The request: Pictures stay out of this copy; please retype only the lines from the start of the records through the line with "plt.rcParams['font.family'] = ['Liberation".
---------------
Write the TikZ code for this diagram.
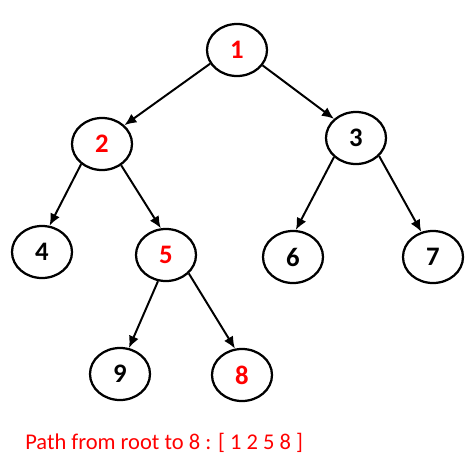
\documentclass[tikz,border=0pt]{standalone}
\usepackage{fontspec}
\setmainfont{Carlito}
\usetikzlibrary{arrows.meta,shapes.geometric}

\begin{document}
\begin{tikzpicture}[x=0.025cm, y=-0.025cm, every node/.style={font=\bfseries\fontsize{19}{22}\selectfont},
  vert/.style={draw, ellipse, line width=1.6pt, minimum width=1.5cm, minimum height=1.3cm, inner sep=0pt},
  onpath/.style={text=red},
  arr/.style={line width=1.4pt, -{Latex[length=3mm, width=2.6mm]}}]
\useasboundingbox (0,0) rectangle (474,474);
\node[vert, onpath] (n1) at (237,50) {1};
\node[vert, onpath] (n2) at (102,144) {2};
\node[vert] (n3) at (356,138) {3};
\node[vert] (n4) at (42,252) {4};
\node[vert, onpath] (n5) at (166,255) {5};
\node[vert] (n6) at (293,257) {6};
\node[vert] (n7) at (433,257) {7};
\node[vert] (n9) at (120,374) {9};
\node[vert, onpath] (n8) at (242,375) {8};
\node[font=\fontsize{16}{19}\selectfont, text=red, anchor=west, inner sep=0pt] (cap) at (25,443) {Path from root to 8 : [ 1 2 5 8 ]};
\draw[arr] (n1.207) -- (n2.40); \draw[arr] (n1.329) -- (n3.139);
\draw[arr] (n2.224) -- (n4.74); \draw[arr] (n2.312) -- (n5.101);
\draw[arr] (n3.221) -- (n6.84); \draw[arr] (n3.322) -- (n7.115);
\draw[arr] (n5.253) -- (n9.71); \draw[arr] (n5.321) -- (n8.105);
\end{tikzpicture}
\end{document}
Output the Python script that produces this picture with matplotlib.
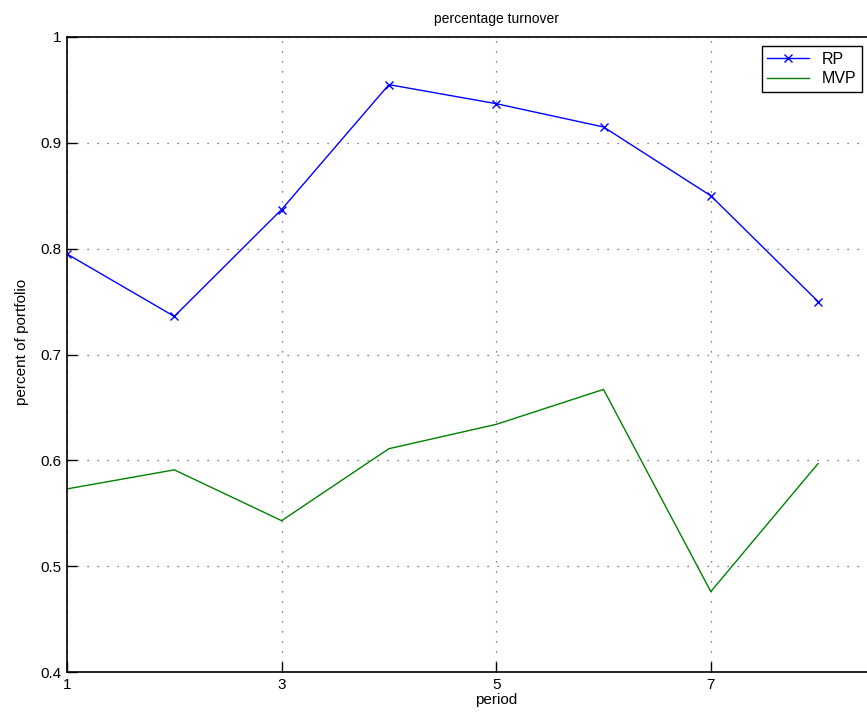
import matplotlib
matplotlib.use("Agg")
import matplotlib.pyplot as plt

period = [1, 2, 3, 4, 5, 6, 7, 8]
rp = [0.795, 0.736, 0.837, 0.955, 0.937, 0.915, 0.850, 0.750]
mvp = [0.573, 0.591, 0.543, 0.611, 0.634, 0.667, 0.476, 0.597]
xticks = [1, 3, 5, 7]
yticks = [0.4, 0.5, 0.6, 0.7, 0.8, 0.9, 1.0]
yticklabels = ["0.4", "0.5", "0.6", "0.7", "0.8", "0.9", "1"]

plt.rcParams['font.family'] = ['Liberation Sans', 'DejaVu Sans']

fig = plt.figure(figsize=(8.67, 7.24), dpi=100)
ax = fig.add_axes([67 / 867, 1 - 672 / 724, 8 * 107.3 / 867, 635 / 724])

ax.plot(period, rp, color='#0000ff', lw=1, marker='x', ms=6, mew=1, label='RP')
ax.plot(period, mvp, color='#008000', lw=1, label='MVP')

ax.set_xlim(1, 9)
ax.set_ylim(0.4, 1.0)
ax.set_xticks(xticks)
ax.set_yticks(yticks)
ax.set_yticklabels(yticklabels)
ax.tick_params(direction='in', length=7, width=1, labelsize=11, pad=4)
ax.grid(True, color='#555555', linestyle=(0, (1, 7)), linewidth=0.9)
for s in ax.spines.values():
    s.set_linewidth(1.2)

ax.set_title('percentage turnover', fontsize=10, pad=10)
ax.set_xlabel('period', fontsize=11, labelpad=1)
ax.set_ylabel('percent of portfolio', fontsize=11)
ax.yaxis.set_label_coords(-0.044, 0.52)

leg = ax.legend(loc='upper right', bbox_to_anchor=(862 / 867, 1 - 46 / 724),
                bbox_transform=fig.transFigure, fontsize=11.5, fancybox=False,
                edgecolor='black', framealpha=1, borderpad=0.35,
                handlelength=2.6, handletextpad=0.8, labelspacing=0.3,
                borderaxespad=0)
leg.get_frame().set_linewidth(1)

fig.savefig('out.png', dpi=100)
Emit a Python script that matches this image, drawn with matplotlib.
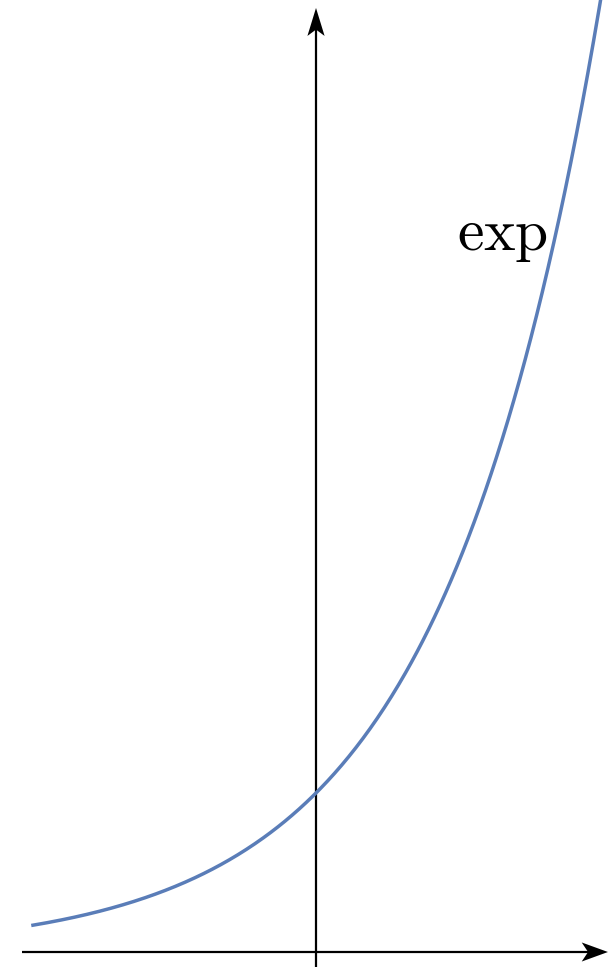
import numpy as np
import matplotlib.pyplot as plt
from matplotlib.patches import Polygon

plt.rcParams['mathtext.fontset'] = 'cm'

# domain of the plotted curve and axis extents (data units)
x_start, x_end = -1.78, 1.79
x_axis_span = (-1.849, 1.836)
y_axis_span = (-0.095, 5.937)
curve_label = r"$\exp$"
label_pos = (0.887, 4.415)

curve_color = '#5a7db8'

x = np.linspace(x_start, x_end, 400)
y = np.exp(x)

fig = plt.figure(figsize=(6.08, 9.67), dpi=100)
ax = fig.add_axes([0, 0, 1, 1])
ax.set_xlim(-1.987, 1.836)
ax.set_ylim(-0.0943, 5.987)
ax.set_aspect('equal')
ax.axis('off')

# axes lines
ax.plot([x_axis_span[0], x_axis_span[1] - 0.1], [0, 0], color='black', lw=1.6, solid_capstyle='butt')
ax.plot([0, 0], [y_axis_span[0], y_axis_span[1] - 0.1], color='black', lw=1.6, solid_capstyle='butt')


def arrow_head(tip, direction, length=0.17, half_width=0.056, notch=0.04):
    d = np.array(direction, dtype=float)
    n = np.array([-d[1], d[0]])
    tip = np.array(tip)
    back = tip - d * length
    pts = [tip, back + n * half_width, tip - d * (length - notch), back - n * half_width]
    ax.add_patch(Polygon(pts, closed=True, color='black', lw=0))


arrow_head((x_axis_span[1], 0), (1, 0), length=0.165, half_width=0.06)
arrow_head((0, y_axis_span[1]), (0, 1), length=0.176, half_width=0.054)

ax.plot(x, y, color=curve_color, lw=2.5)
ax.text(*label_pos, curve_label, fontsize=43, ha='left', va='baseline')

fig.savefig('out.png', dpi=100)
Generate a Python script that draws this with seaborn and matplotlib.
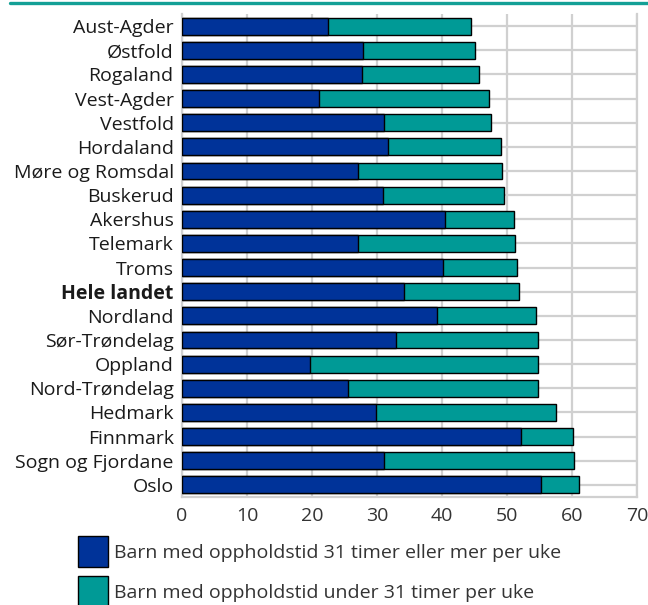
import matplotlib
matplotlib.use("Agg")
import matplotlib.pyplot as plt
import seaborn as sns
import pandas as pd
from matplotlib.lines import Line2D

fylker = ["Aust-Agder", "Østfold", "Rogaland", "Vest-Agder", "Vestfold", "Hordaland",
          "Møre og Romsdal", "Buskerud", "Akershus", "Telemark", "Troms", "Hele landet",
          "Nordland", "Sør-Trøndelag", "Oppland", "Nord-Trøndelag", "Hedmark", "Finnmark",
          "Sogn og Fjordane", "Oslo"]
over31 = [22.4, 27.9, 27.7, 21.1, 31.1, 31.7, 27.0, 30.9, 40.5, 27.1, 40.2, 34.1,
          39.3, 32.9, 19.7, 25.6, 29.9, 52.1, 31.0, 55.3]
total = [44.4, 45.0, 45.7, 47.2, 47.6, 49.0, 49.2, 49.6, 51.1, 51.3, 51.6, 51.8,
         54.5, 54.7, 54.7, 54.7, 57.5, 60.2, 60.3, 61.1]
xticks = [0, 10, 20, 30, 40, 50, 60, 70]
label_over = "Barn med oppholdstid 31 timer eller mer per uke"
label_under = "Barn med oppholdstid under 31 timer per uke"

blue = "#003399"
teal = "#009a96"
gridc = "#d0d0d0"
fs = 14

sns.set_style("white")
plt.rcParams["font.family"] = ["Open Sans", "DejaVu Sans"]

df = pd.DataFrame({"fylke": fylker, "over": over31, "total": total})

fig = plt.figure(figsize=(6.48, 6.05), dpi=100)
ax = fig.add_axes([182/648, 1-497/605, (637-182)/648, (497-14)/605])

sns.barplot(data=df, y="fylke", x="total", color=teal, edgecolor="black",
            linewidth=1.0, width=0.7, saturation=1, ax=ax, orient="h", zorder=3)
sns.barplot(data=df, y="fylke", x="over", color=blue, edgecolor="black",
            linewidth=1.0, width=0.7, saturation=1, ax=ax, orient="h", zorder=4)

ax.set_xlim(0, 70)
ax.set_ylim(len(fylker)-0.5, -0.5)
ax.set_xticks(xticks)
ax.set_xlabel("")
ax.set_ylabel("")
ax.grid(True, color=gridc, linewidth=1.6, zorder=0)
ax.set_axisbelow(True)
for s in ["left", "right", "bottom"]:
    ax.spines[s].set_color(gridc)
    ax.spines[s].set_linewidth(1.6)
ax.spines["top"].set_visible(False)
ax.tick_params(axis="both", length=0, labelsize=fs, labelcolor="#333333")
ax.tick_params(axis="x", pad=7)
ax.tick_params(axis="y", pad=6)
for lab in ax.get_yticklabels():
    lab.set_color("#1a1a1a")
    if lab.get_text() == "Hele landet":
        lab.set_fontweight("bold")

fig.add_artist(Line2D([10/648, 1], [1-2.5/605, 1-2.5/605], color="#14a096",
                      linewidth=2.4, transform=fig.transFigure))

handles = [plt.Rectangle((0, 0), 1, 1, facecolor=blue, edgecolor="black", linewidth=1.0),
           plt.Rectangle((0, 0), 1, 1, facecolor=teal, edgecolor="black", linewidth=1.0)]
fig.legend(handles, [label_over, label_under], loc="upper left",
           bbox_to_anchor=(78/648, 1-536/605), frameon=False, fontsize=fs,
           handlelength=1.55, handleheight=2.08, handletextpad=0.3,
           labelspacing=0.46, borderpad=0, borderaxespad=0, labelcolor="#333333")

fig.savefig("out.png", dpi=100)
---------------
The reply:
Write the TikZ code for this diagram.
\documentclass[tikz,border=0pt]{standalone}
\usepackage{fontspec}
\setmainfont{Carlito}
\usetikzlibrary{arrows.meta,shapes.geometric}

\begin{document}
\begin{tikzpicture}[x=0.025cm, y=-0.025cm, every node/.style={font=\bfseries\fontsize{19}{22}\selectfont},
  vert/.style={draw, ellipse, line width=1.6pt, minimum width=1.5cm, minimum height=1.3cm, inner sep=0pt},
  onpath/.style={text=red},
  arr/.style={line width=1.4pt, -{Latex[length=3mm, width=2.6mm]}}]
\useasboundingbox (0,0) rectangle (474,474);
\node[vert, onpath] (n1) at (237,50) {1};
\node[vert, onpath] (n2) at (102,144) {2};
\node[vert] (n3) at (356,138) {3};
\node[vert] (n4) at (42,252) {4};
\node[vert, onpath] (n5) at (166,255) {5};
\node[vert] (n6) at (293,257) {6};
\node[vert] (n7) at (433,257) {7};
\node[vert] (n9) at (120,374) {9};
\node[vert, onpath] (n8) at (242,375) {8};
\node[font=\fontsize{16}{19}\selectfont, text=red, anchor=west, inner sep=0pt] (cap) at (25,443) {Path from root to 8 : [ 1 2 5 8 ]};
\draw[arr] (n1.207) -- (n2.40); \draw[arr] (n1.329) -- (n3.139);
\draw[arr] (n2.224) -- (n4.74); \draw[arr] (n2.312) -- (n5.101);
\draw[arr] (n3.221) -- (n6.84); \draw[arr] (n3.322) -- (n7.115);
\draw[arr] (n5.253) -- (n9.71); \draw[arr] (n5.321) -- (n8.105);
\end{tikzpicture}
\end{document}
Output the Python script that produces this picture with matplotlib.
import matplotlib
matplotlib.use("Agg")
import matplotlib.pyplot as plt

period = [1, 2, 3, 4, 5, 6, 7, 8]
rp = [0.795, 0.736, 0.837, 0.955, 0.937, 0.915, 0.850, 0.750]
mvp = [0.573, 0.591, 0.543, 0.611, 0.634, 0.667, 0.476, 0.597]
xticks = [1, 3, 5, 7]
yticks = [0.4, 0.5, 0.6, 0.7, 0.8, 0.9, 1.0]
yticklabels = ["0.4", "0.5", "0.6", "0.7", "0.8", "0.9", "1"]

plt.rcParams['font.family'] = ['Liberation Sans', 'DejaVu Sans']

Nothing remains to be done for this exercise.